I thought we were worried that “society” is teaching little girls their main purpose in life is to be “sexy” and “glamorous”. Apparently we’re not worried enough, as Michele Holbrook (a woman from the sound of it and therefore someone who should know better), has founded a company whose purpose appears to be providing babies with high heels.
You could argue that since these shoes are meant only for babies up to six months old, it’s not really training because these little ones won’t know the difference. I would argue otherwise: any girl who has a mother who thinks these shoes are “cute” is going to be bombarded with misplaced and ridiculous expectations her whole life.
Ms. Holbrook says in the BBC article that her products “are not intended for walking, but rather to meet the current and ever-growing popular demand for ‘high-fashion’ in infant apparel”.
High fashion infant apparel? High fashion infant apparel should constitute child abuse. Babies need to be warm, clean and comfortable in clothes that let them move and don’t itch or scratch. Period. End of story. Babies should be given the dignity of looking like the sweet little innocent bundles they are, not some perverted cartoon version of a diva.
They don’t need to be tricked out in fake gems, feathers, sequins, gold or tutus. They don’t need to wear a pair of shoes called “Swanky” with a description that begins: Your baby girl may still be a long way from working on her swanky swagger, but the Swanky High Heeled Crib Shoes will have her looking stylish until she’s ready to strut herself. Is Ms. Holbrook so tone deaf that she thinks it’s just fine to talk about a baby learning to strut herself?
On the one hand we protect modern children as they grow up from every conceivable danger, every challenge, every hurt, every consequence. They all get trophies. They have all their time scheduled. They are never out of sight. Psychologically we keep them infants. We totally de-skill them for what used to be called adult life.

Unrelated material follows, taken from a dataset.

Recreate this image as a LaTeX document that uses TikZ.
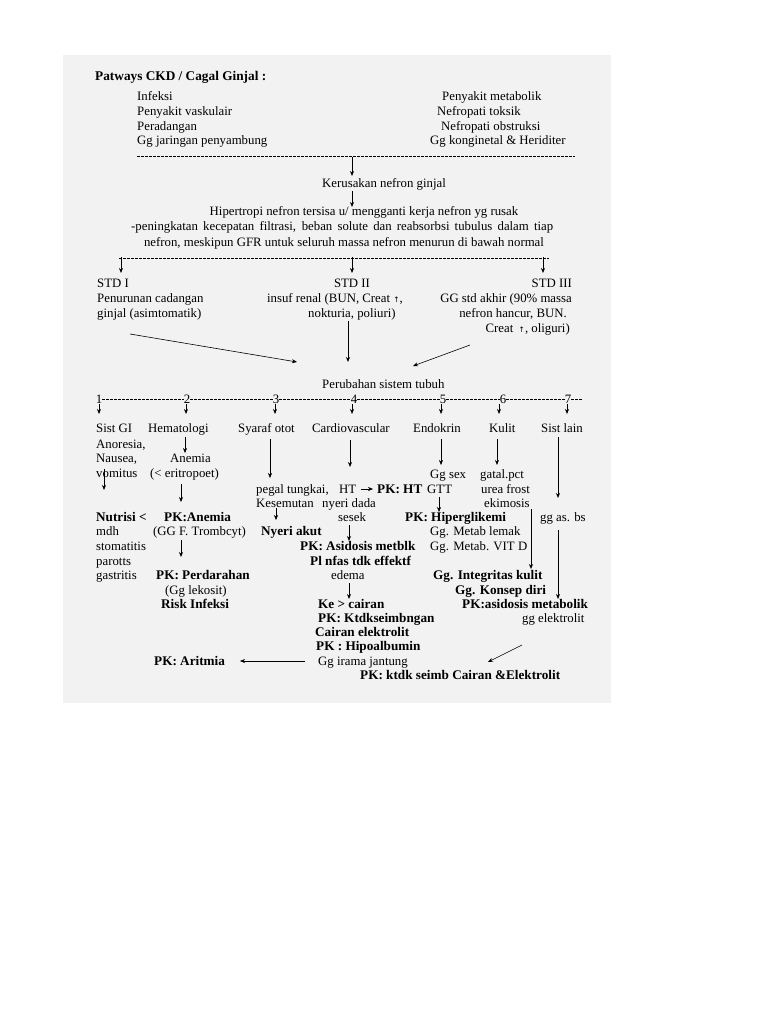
\documentclass[tikz,border=0pt]{standalone}
\usepackage{fontspec}
\setmainfont{Liberation Serif}
\newfontfamily\symf{DejaVu Sans}
\usetikzlibrary{arrows.meta}
\definecolor{bgc}{RGB}{242,242,242}
\newcommand{\up}{{\symf\fontsize{7.5}{8}\selectfont ↑}}
\begin{document}
\begin{tikzpicture}[x=1pt,y=-1pt,
  t/.style={anchor=base west,inner sep=0pt,font=\fontsize{12.8}{14}\selectfont},
  tb/.style={t,font=\fontsize{13.2}{14}\selectfont\bfseries},
  tc/.style={t,anchor=base},
  te/.style={t,anchor=base east},
  arr/.style={-{Stealth[length=5pt,width=4pt]},line width=0.7pt},
  dl/.style={line width=0.4pt,dash pattern=on 2.6pt off 1.4pt}]
\useasboundingbox (0,0) rectangle (768,1024);
\fill[white] (0,0) rectangle (768,1024);
\fill[bgc] (63,55) rectangle (611,703);
% title
\node[tb,font=\fontsize{13.3}{14}\selectfont\bfseries] (title) at (95,81) {Patways CKD / Cagal Ginjal :};
% causes
\node[t] (c1) at (137,101) {Infeksi};
\node[t] (c2) at (137,116) {Penyakit vaskulair};
\node[t] (c3) at (137,131) {Peradangan};
\node[t] (c4) at (137,145) {Gg jaringan penyambung};
\node[t] (c5) at (442,101) {Penyakit metabolik};
\node[t] (c6) at (437,116) {Nefropati toksik};
\node[t] (c7) at (441,131) {Nefropati obstruksi};
\node[t] (c8) at (430,145) {Gg konginetal \& Heriditer};
\coordinate (d1a) at (137,156); \coordinate (d1b) at (575,156);
\draw[dl] (d1a) -- (d1b);
\coordinate (a1s) at (352,157); \coordinate (a1e) at (352,176);
\draw[arr] (a1s) -- (a1e);
\node[t] (kerus) at (322,188) {Kerusakan nefron ginjal};
\coordinate (a2s) at (352,191); \coordinate (a2e) at (352,207);
\draw[arr] (a2s) -- (a2e);
\node[tc] (hiper) at (364,216) {Hipertropi nefron tersisa u/ mengganti kerja nefron yg rusak};
\node[t] (pen1) at (131,231) {\makebox[422pt][s]{-peningkatan kecepatan filtrasi, beban solute dan reabsorbsi tubulus dalam tiap}};
\node[tc] (pen2) at (344,246) {nefron, meskipun GFR untuk seluruh massa nefron menurun di bawah normal};
\coordinate (d2a) at (119,258); \coordinate (d2b) at (549,258);
\draw[dl] (d2a) -- (d2b);
\coordinate (s1a) at (121,257); \coordinate (s1b) at (121,273);
\coordinate (s2a) at (352,257); \coordinate (s2b) at (352,273);
\coordinate (s3a) at (543,257); \coordinate (s3b) at (543,273);
\draw[arr] (s1a) -- (s1b);
\draw[arr] (s2a) -- (s2b);
\draw[arr] (s3a) -- (s3b);
% STD
\node[t] (std1) at (97,287) {STD I};
\node[tc] (std2) at (352,287) {STD II};
\node[te] (std3) at (572,287) {STD III};
\node[t] (std1a) at (97,302) {Penurunan cadangan};
\node[t] (std1b) at (97,317) {ginjal (asimtomatik)};
\node[te] (std2a) at (403,302) {insuf renal (BUN, Creat \up,};
\node[t] (std2b) at (308,317) {nokturia, poliuri)};
\node[te] (std3a) at (572,302) {GG std akhir (90\% massa};
\node[te] (std3b) at (567,317) {nefron hancur, BUN.};
\node[te] (std3c) at (570,332) {Creat \,\up, oliguri)};
\coordinate (m1a) at (130,334); \coordinate (m1b) at (297,362);
\coordinate (m2a) at (348,321); \coordinate (m2b) at (348,362);
\coordinate (m3a) at (470,345); \coordinate (m3b) at (413,366);
\draw[arr,line width=0.6pt] (m1a) -- (m1b);
\draw[arr] (m2a) -- (m2b);
\draw[arr,line width=0.6pt] (m3a) -- (m3b);
\node[t] (perub) at (322,388) {Perubahan sistem tubuh};
% numbered line
\node[tc] (n1) at (99,403) {1};
\node[tc] (n2) at (187,403) {2};
\node[tc] (n3) at (276,403) {3};
\node[tc] (n4) at (354,403) {4};
\node[tc] (n5) at (443,403) {5};
\node[tc] (n6) at (503,403) {6};
\node[tc] (n7) at (568,403) {7};
\coordinate (ne) at (582,399);
\draw[dl] (n1.east |- ne) -- (n2.west |- ne);
\draw[dl] (n2.east |- ne) -- (n3.west |- ne);
\draw[dl] (n3.east |- ne) -- (n4.west |- ne);
\draw[dl] (n4.east |- ne) -- (n5.west |- ne);
\draw[dl] (n5.east |- ne) -- (n6.west |- ne);
\draw[dl] (n6.east |- ne) -- (n7.west |- ne);
\draw[dl] (n7.east |- ne) -- (ne);
\foreach \i/\x in {1/99,2/186,3/275,4/352,5/441,6/499,7/567}{
  \coordinate (na\i) at (\x,404); \coordinate (nb\i) at (\x,414);
  \draw[arr] (na\i) -- (nb\i);}
% systems
\node[t] (gi) at (96,432) {Sist GI};
\node[t] (hem) at (148,432) {Hematologi};
\node[t] (syr) at (238,432) {Syaraf otot};
\node[t] (cv) at (312,432) {Cardiovascular};
\node[t] (endo) at (413,432) {Endokrin};
\node[t] (kul) at (489,432) {Kulit};
\node[t] (sl) at (541,432) {Sist lain};
% GI column
\node[t] (gi1) at (96,448) {Anoresia,};
\node[t] (gi2) at (96,462) {Nausea,};
\node[t] (gi3) at (96,477) {vomitus};
\coordinate (g1a) at (104,469); \coordinate (g1b) at (104,490);
\draw[arr] (g1a) -- (g1b);
\node[tb] (gi4) at (96,521) {Nutrisi <};
\node[t] (gi5) at (96,535) {mdh};
\node[t] (gi6) at (96,550) {stomatitis};
\node[t] (gi7) at (96,565) {parotts};
\node[t] (gi8) at (96,579) {gastritis};
% hematologi column
\coordinate (h1a) at (185,437); \coordinate (h1b) at (185,453);
\draw[arr,line width=0.5pt] (h1a) -- (h1b);
\node[t] (hem1) at (170,462) {Anemia};
\node[t] (hem2) at (150,477) {(< eritropoet)};
\coordinate (h2a) at (181,484); \coordinate (h2b) at (181,502);
\draw[arr] (h2a) -- (h2b);
\node[tb] (hem3) at (164,521) {PK:Anemia};
\node[t] (hem4) at (153,535) {(GG F. Trombcyt)};
\coordinate (h3a) at (181,540); \coordinate (h3b) at (181,557);
\draw[arr] (h3a) -- (h3b);
\node[tb] (hem5) at (156,579) {PK: Perdarahan};
\node[t] (hem6) at (165,594) {(Gg lekosit)};
\node[tb] (hem7) at (161,608) {Risk Infeksi};
% syaraf column
\coordinate (y1a) at (270,439); \coordinate (y1b) at (270,478);
\draw[arr,line width=0.45pt] (y1a) -- (y1b);
\node[t] (syr1) at (256,493) {pegal tungkai,};
\node[t] (syr2) at (256,507) {Kesemutan};
\coordinate (y2a) at (276,508); \coordinate (y2b) at (276,520);
\draw[arr,line width=0.45pt] (y2a) -- (y2b);
\node[tb] (syr3) at (261,535) {Nyeri akut};
% cardiovascular column
\coordinate (v1a) at (350,440); \coordinate (v1b) at (350,467);
\draw[arr] (v1a) -- (v1b);
\node[t] (ht) at (339,493) {HT};
\node[tb] (pkht) at (377,493) {PK: HT};
\coordinate (hta) at (361,489); \coordinate (htb) at (373,489);
\draw[arr,line width=0.5pt] (hta) -- (htb);
\node[t] (cv2) at (322,507) {nyeri dada};
\node[t] (cv3) at (338,521) {sesek};
\coordinate (v2a) at (349,525); \coordinate (v2b) at (349,541);
\draw[arr] (v2a) -- (v2b);
\node[tb] (cv4) at (300,550) {PK: Asidosis metblk};
\node[tb] (cv5) at (310,565) {Pl nfas tdk effektf};
\node[t] (cv6) at (331,579) {edema};
\coordinate (v3a) at (349,583); \coordinate (v3b) at (349,599);
\draw[arr] (v3a) -- (v3b);
\node[tb] (cv7) at (318,608) {Ke > cairan};
\node[tb] (cv8) at (318,622) {PK: Ktdkseimbngan};
\node[tb] (cv9) at (315,636) {Cairan elektrolit};
\node[tb] (cv10) at (316,650) {PK : Hipoalbumin};
\node[t] (cv11) at (318,665) {Gg irama jantung};
\node[tb] (arit) at (154,665) {PK: Aritmia};
\coordinate (ar1) at (305,661); \coordinate (ar2) at (240,661);
\draw[arr,line width=0.5pt] (ar1) -- (ar2);
\node[tb] (fin) at (360,679) {PK: ktdk seimb Cairan \&Elektrolit};
% endokrin column
\coordinate (e1a) at (441,439); \coordinate (e1b) at (441,465);
\draw[arr,line width=0.5pt] (e1a) -- (e1b);
\node[t] (en1) at (430,478) {Gg sex};
\node[t] (en2) at (427,493) {GTT};
\coordinate (e2a) at (439,497); \coordinate (e2b) at (439,512);
\draw[arr,line width=0.5pt] (e2a) -- (e2b);
\node[tb] (en3) at (405,521) {PK: Hiperglikemi};
\node[t] (en4) at (430,535) {Gg. Metab lemak};
\node[t] (en5) at (430,550) {Gg. Metab. VIT D};
% kulit column
\coordinate (k1a) at (497,439); \coordinate (k1b) at (497,465);
\draw[arr] (k1a) -- (k1b);
\node[t] (ku1) at (480,478) {gatal.pct};
\node[t] (ku2) at (481,493) {urea frost};
\node[t] (ku3) at (484,507) {ekimosis};
\coordinate (k2a) at (531,509); \coordinate (k2b) at (531,569);
\draw[arr] (k2a) -- (k2b);
\node[tb] (ku4) at (433,579) {Gg. Integritas kulit};
\node[tb] (ku5) at (455,594) {Gg. Konsep diri};
% sist lain column
\coordinate (l1a) at (558,437); \coordinate (l1b) at (558,498);
\draw[arr] (l1a) -- (l1b);
\node[t] (sl1) at (540,521) {gg as. bs};
\coordinate (l2a) at (558,530); \coordinate (l2b) at (558,599);
\draw[arr] (l2a) -- (l2b);
\node[tb] (sl2) at (462,608) {PK:asidosis metabolik};
\node[t] (sl3) at (522,622) {gg elektrolit};
\coordinate (l3a) at (522,645); \coordinate (l3b) at (488,662);
\draw[arr,line width=0.6pt] (l3a) -- (l3b);
\end{tikzpicture}
\end{document}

On the other hand, we allow graphic sexual and violent images and music in our children’s lives (because, we tell ourselves, we can’t protect them from everything…) We dress little ones as miniature prostitutes and gangbangers. Take a trip through any children’s clothing department if you don’t believe me. Note the sleazy materials, the provocative cuts, the slogans on the tee shirts. Now try to find something appropriate to dress a five year old in – so that he or she will look like an actual five year old. Not a twenty- or thirty-five year old. We completely rob them of their childhood innocence. We pretend they are little adults.
In short, we severely limit experiences in places we should be allowing more and more freedom; and we allow too much freedom where there should be severe limits. This is decidedly backwards. And heartbreaking.